2. Overall corporate culture where people are reluctant to share that bad news. Perhaps they somehow feel that it will be associated with the messenger and reflect on performance. (Sometimes this association is accurate.) Think about how many projects are behind schedule, or over budget, or under-delivered in some way, yet they continue to report to senior management that the project is progressing towards its deadline. . . only to get near the deadline and then learn that the project will be delayed and/or delivered with less than originally planned functionality.)
3. If people are lower in the corporate hierarchy and raise a concern, it often is stopped at their leader, who is reluctant to bring issues higher (see reasons #1 & 2 above), or the leader may be somewhat to blame for the issue, or failed to take action previously, which then puts him/her in a position to want to cover it up vs. share with higher management.

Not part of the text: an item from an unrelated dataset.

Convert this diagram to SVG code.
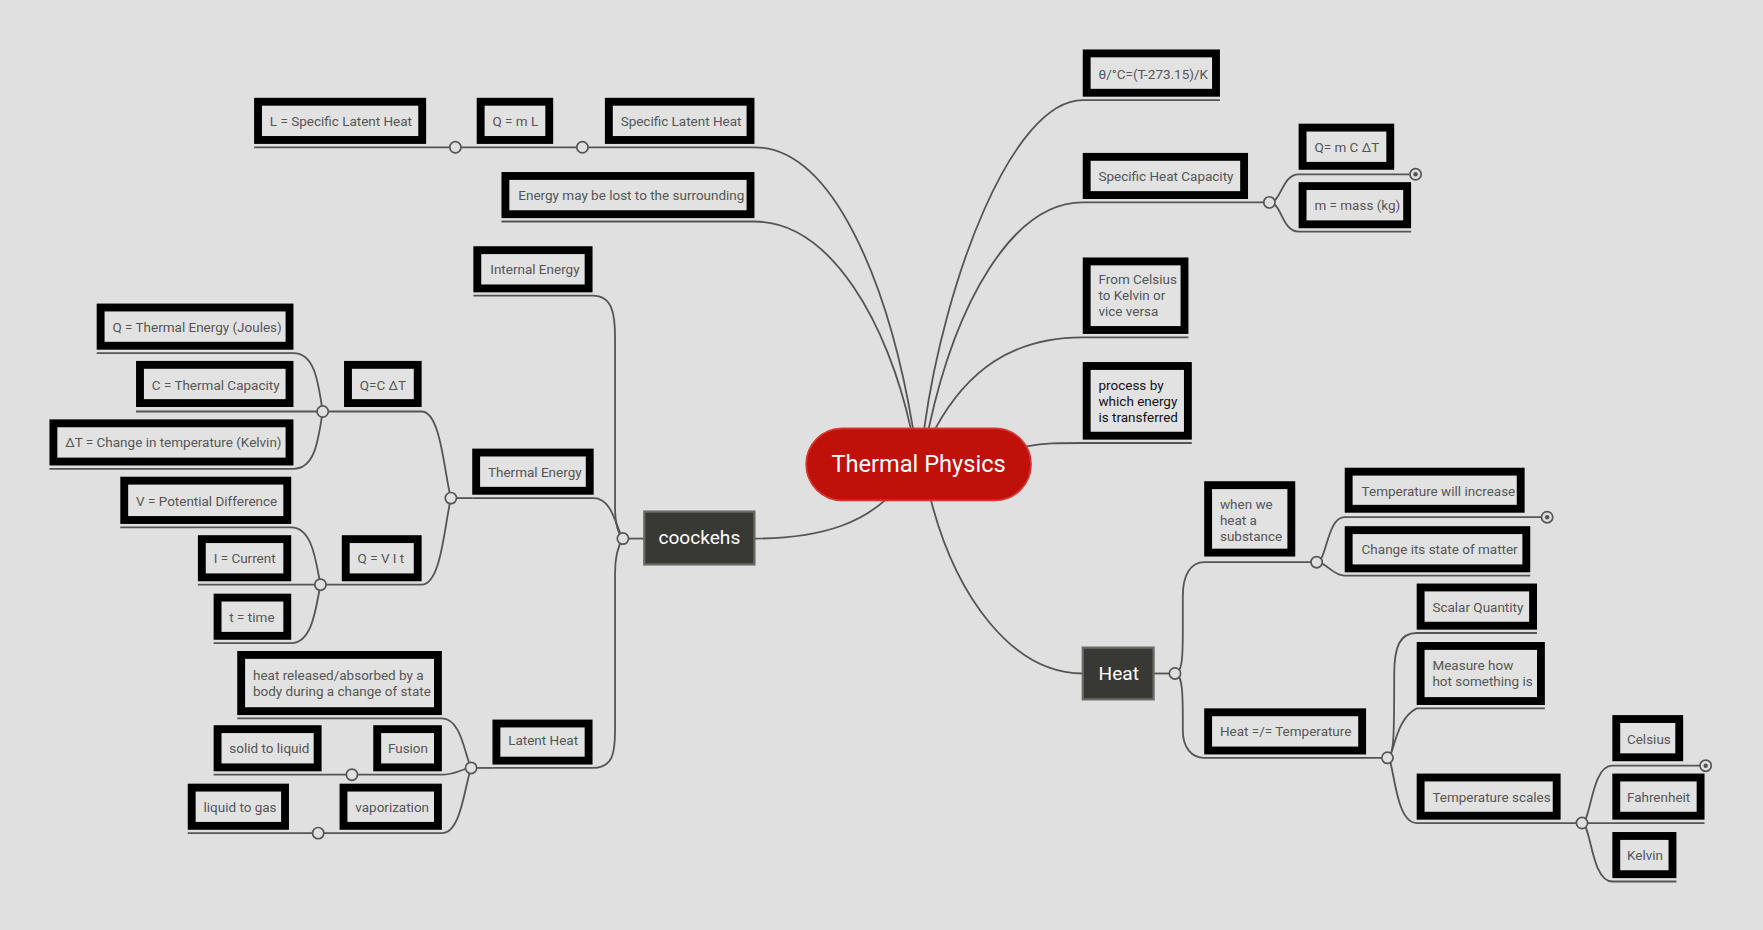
<svg xmlns="http://www.w3.org/2000/svg" width="1763" height="930" viewBox="0 0 1763 930">
<style>
.b{fill:#e2e2e2;stroke:#000;stroke-width:7}
.t{font-family:Roboto,"Liberation Sans",sans-serif;font-size:12px;fill:#555}
.c path{fill:none;stroke:#555;stroke-width:1.6}
.j{fill:#e0e0e0;stroke:#555;stroke-width:1.5}
.d{fill:#555}
</style>
<rect width="1763" height="930" fill="#e0e0e0"/>
<g transform="scale(1.12436)">
<g class="c" id="connectors">
<path d="M226,131 H671 C740,131 790,250 812,381"/>
<path d="M446,197 H671 C740,197 790,290 810,381"/>
<path d="M671,479 C740,479 770,460 787,445"/>
<path d="M822,381 C840,250 900,89 963,89 H1085"/>
<path d="M826,381 C850,270 900,180 963,180 H1129"/>
<path d="M832,381 C860,330 900,300 963,300 H1057"/>
<path d="M913,397 C930,394 940,394 963,394 H1060"/>
<path d="M828,445 C850,530 900,599 963,599"/>
<path d="M86,314 H261 C280,314 283,340 287,366"/>
<path d="M121,366 H375 C392,366 395,420 401,443"/>
<path d="M44,417 H261 C280,417 283,392 287,366"/>
<path d="M420,443 H528 C545,443 548,470 554,479"/>
<path d="M401,443 H420"/>
<path d="M107,469 H259 C278,469 281,500 285,520"/>
<path d="M176,520 H375 C392,520 395,470 401,443"/>
<path d="M190,572 H259 C278,572 281,540 285,520"/>
<path d="M421,263 H527 C545,263 547,280 547,300 V450 C547,465 550,475 554,479"/>
<path d="M438,683 H527 C545,683 547,670 547,650 V510 C547,495 550,485 554,479"/>
<path d="M554,479 H573"/>
<path d="M211,639 H393 C410,639 413,670 419,683"/>
<path d="M190,689 H393 C405,689 410,684 419,683"/>
<path d="M167,741 H393 C410,741 413,700 419,683"/>
<path d="M419,683 H438"/>
<path d="M1129,180 C1140,180 1140,155 1155,155 H1254"/>
<path d="M1129,180 C1140,180 1140,206 1155,206 H1255"/>
<path d="M1026,599 H1045"/>
<path d="M1045,599 C1052,599 1052,580 1052,560 V530 C1052,510 1060,500 1071,500 H1171"/>
<path d="M1045,599 C1052,599 1052,620 1052,640 V650 C1052,665 1060,674 1071,674 H1234"/>
<path d="M1171,500 C1180,500 1180,460 1196,460 H1371"/>
<path d="M1171,500 C1180,500 1185,512 1196,512 H1361"/>
<path d="M1234,674 C1240,674 1240,650 1240,600 C1240,575 1245,563 1260,563 H1367"/>
<path d="M1234,674 C1240,674 1240,640 1260,630 H1374"/>
<path d="M1234,674 C1240,674 1240,732 1260,732 H1407"/>
<path d="M1407,732 C1415,732 1415,681 1434,681 H1512"/>
<path d="M1407,732 H1516"/>
<path d="M1407,732 C1415,732 1415,784 1434,784 H1491"/>
</g>
<g id="junctions">
<circle class="j" cx="405" cy="131" r="5"/><circle class="j" cx="518" cy="131" r="5"/>
<circle class="j" cx="287" cy="366" r="5"/><circle class="j" cx="401" cy="443" r="5"/>
<circle class="j" cx="285" cy="520" r="5"/><circle class="j" cx="554" cy="479" r="5"/>
<circle class="j" cx="419" cy="683" r="5"/><circle class="j" cx="313" cy="689" r="5"/>
<circle class="j" cx="283" cy="741" r="5"/><circle class="j" cx="1129" cy="180" r="5"/>
<circle class="j" cx="1045" cy="599" r="5"/><circle class="j" cx="1171" cy="500" r="5"/>
<circle class="j" cx="1234" cy="674" r="5"/><circle class="j" cx="1407" cy="732" r="5"/>
<circle class="j" cx="1259" cy="155" r="5"/><circle class="d" cx="1259" cy="155" r="2"/>
<circle class="j" cx="1376" cy="460" r="5"/><circle class="d" cx="1376" cy="460" r="2"/>
<circle class="j" cx="1517" cy="681" r="5"/><circle class="d" cx="1517" cy="681" r="2"/>
</g>
<g id="n1"><rect class="b" x="229.5" y="90.5" width="146" height="34"/><text class="t" x="240" y="112">L = Specific Latent Heat</text></g>
<g id="n2"><rect class="b" x="427.5" y="90.5" width="61" height="34"/><text class="t" x="438" y="112">Q = m L</text></g>
<g id="n3"><rect class="b" x="541.5" y="90.5" width="126" height="34"/><text class="t" x="552" y="112">Specific Latent Heat</text></g>
<g id="n4"><rect class="b" x="449.5" y="156.5" width="218" height="34"/><text class="t" x="461" y="178">Energy may be lost to the surrounding</text></g>
<g id="n5"><rect class="b" x="424.5" y="222.5" width="99" height="34"/><text class="t" x="436" y="244">Internal Energy</text></g>
<g id="n6"><rect class="b" x="89.5" y="273.5" width="168" height="34"/><text class="t" x="100" y="295">Q = Thermal Energy (Joules)</text></g>
<g id="n7"><rect class="b" x="124.5" y="324.5" width="133" height="34"/><text class="t" x="135" y="347">C = Thermal Capacity</text></g>
<g id="n8"><rect class="b" x="47.5" y="376.5" width="210" height="34"/><text class="t" x="58" y="398">ΔT = Change in temperature (Kelvin)</text></g>
<g id="n9"><rect class="b" x="309.5" y="324.5" width="62" height="34"/><text class="t" x="320" y="347">Q=C ΔT</text></g>
<g id="n10"><rect class="b" x="423.5" y="402.5" width="101" height="34"/><text class="t" x="434" y="424">Thermal Energy</text></g>
<g id="n11"><rect class="b" x="110.5" y="427.5" width="145" height="35"/><text class="t" x="121" y="450">V = Potential Difference</text></g>
<g id="n12"><rect class="b" x="179.5" y="479.5" width="76" height="34"/><text class="t" x="190" y="501">I = Current</text></g>
<g id="n13"><rect class="b" x="193.5" y="531.5" width="62" height="34"/><text class="t" x="204" y="553">t = time</text></g>
<g id="n14"><rect class="b" x="307.5" y="479.5" width="64" height="34"/><text class="t" x="318" y="501">Q = V I t</text></g>
<g id="n15"><rect class="b" x="214.5" y="582.5" width="175" height="50"/><text class="t" x="225" y="605">heat released/absorbed by a<tspan x="225" dy="14">body during a change of state</tspan></text></g>
<g id="n16"><rect class="b" x="193.5" y="648.5" width="89" height="34"/><text class="t" x="204" y="670">solid to liquid</text></g>
<g id="n17"><rect class="b" x="335.5" y="648.5" width="54" height="34"/><text class="t" x="345" y="670">Fusion</text></g>
<g id="n18"><rect class="b" x="170.5" y="700.5" width="83" height="34"/><text class="t" x="181" y="722">liquid to gas</text></g>
<g id="n19"><rect class="b" x="305.5" y="700.5" width="84" height="34"/><text class="t" x="316" y="722">vaporization</text></g>
<g id="n20"><rect class="b" x="441.5" y="643.5" width="82" height="33"/><text class="t" x="452" y="663">Latent Heat</text></g>
<g id="coockehs"><rect x="573" y="455" width="98" height="47" fill="#383835" stroke="#6a6a66" stroke-width="2"/><text x="622" y="484" text-anchor="middle" font-family="Roboto,'Liberation Sans',sans-serif" font-size="17" fill="#fff">coockehs</text></g>
<g id="n21"><rect class="b" x="966.5" y="47.5" width="115" height="35"/><text class="t" x="977" y="70">θ/°C=(T-273.15)/K</text></g>
<g id="n22"><rect class="b" x="966.5" y="139.5" width="140" height="34"/><text class="t" x="977" y="161">Specific Heat Capacity</text></g>
<g id="n23"><rect class="b" x="1158.5" y="113.5" width="78" height="34"/><text class="t" x="1169" y="135">Q= m C ΔT</text></g>
<g id="n24"><rect class="b" x="1158.5" y="165.5" width="93" height="34"/><text class="t" x="1169" y="187">m = mass (kg)</text></g>
<g id="n25"><rect class="b" x="966.5" y="232.5" width="87" height="61"/><text class="t" x="977" y="253">From Celsius<tspan x="977" dy="14">to Kelvin or</tspan><tspan x="977" dy="14">vice versa</tspan></text></g>
<g id="n26"><rect class="b" x="966.5" y="325.5" width="90" height="62"/><text class="t" x="977" y="347" style="fill:#111">process by<tspan x="977" dy="14">which energy</tspan><tspan x="977" dy="14">is transferred</tspan></text></g>
<g id="heat"><rect x="963" y="576" width="63" height="46" fill="#383835" stroke="#6a6a66" stroke-width="2"/><text x="995" y="605" text-anchor="middle" font-family="Roboto,'Liberation Sans',sans-serif" font-size="17" fill="#fff">Heat</text></g>
<g id="n27"><rect class="b" x="1074.5" y="431.5" width="74" height="60"/><text class="t" x="1085" y="453">when we<tspan x="1085" dy="14">heat a</tspan><tspan x="1085" dy="14">substance</tspan></text></g>
<g id="n28"><rect class="b" x="1199.5" y="419.5" width="153" height="33"/><text class="t" x="1211" y="441">Temperature will increase</text></g>
<g id="n29"><rect class="b" x="1199.5" y="471.5" width="158" height="34"/><text class="t" x="1211" y="493">Change its state of matter</text></g>
<g id="n30"><rect class="b" x="1074.5" y="633.5" width="137" height="34"/><text class="t" x="1085" y="655">Heat =/= Temperature</text></g>
<g id="n31"><rect class="b" x="1263.5" y="522.5" width="100" height="34"/><text class="t" x="1274" y="544">Scalar Quantity</text></g>
<g id="n32"><rect class="b" x="1263.5" y="574.5" width="107" height="49"/><text class="t" x="1274" y="596">Measure how<tspan x="1274" dy="14">hot something is</tspan></text></g>
<g id="n33"><rect class="b" x="1263.5" y="691.5" width="121" height="34"/><text class="t" x="1274" y="713">Temperature scales</text></g>
<g id="n34"><rect class="b" x="1437.5" y="639.5" width="56" height="34"/><text class="t" x="1447" y="662">Celsius</text></g>
<g id="n35"><rect class="b" x="1437.5" y="691.5" width="75" height="34"/><text class="t" x="1447" y="713">Fahrenheit</text></g>
<g id="n36"><rect class="b" x="1437.5" y="743.5" width="50" height="34"/><text class="t" x="1447" y="765">Kelvin</text></g>
<g id="center"><rect x="717" y="381" width="200" height="64" rx="32" fill="#c0100a" stroke="#d6382f" stroke-width="1.5"/><text x="817" y="420" text-anchor="middle" font-family="Roboto,'Liberation Sans',sans-serif" font-size="21" fill="#fff">Thermal Physics</text></g>
</g>
</svg>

4. No one likes a naysayer/complainer.
We need to change the culture, change the expectation so that people will fully articulate risks and issues and be somehow rewarded for doing so vs. keeping quiet or painting a rosy picture.
Comment made on April 11th, 2010 at 11:57 amWhy do we hesitate to express our concerns? It’s simple, but not easy to change.
We all learned early in childhood that speaking our mind usually didn’t get us the positive response we were looking for. Combine that with blaming them for how we felt about it and the memories of feeling powerless were driven deep.
As adults, it’s no wonder we struggle with finding our voice in difficult situations when we are still very much connected to the emotional imprinting from our early experiences of expressing our opinions.
Until we individually understand this connection, and the injustice our current lack of sharing important information can create for ourselves and others, this type of damaging, frustrating and ultimately disrespectful behavior will continue.
One place to begin in changing this dynamic is to first understand that people usually do what they do because they are allowed to. Next, if people are doing or saying things that you find offensive, ask yourself, “What have I been allowing them to do or say to me that I am not willing to accept anymore?”
Until you have an answer to that question, others behaviors towards you and yours to them are not likely to change. And nothing much else in your world will either.
The good news is, today as adults, we each have the power and responsibility to speak up. The quality of our relationships, or lack of, are determined by our willingness to enforce the boundaries of what we will and won’t allow others to say or to do to us. You can begin to change the world by modeling the behavior we all need from each other the most; listen for their voices and react like you would want others to do for you.
It’s simple, but not easy to change.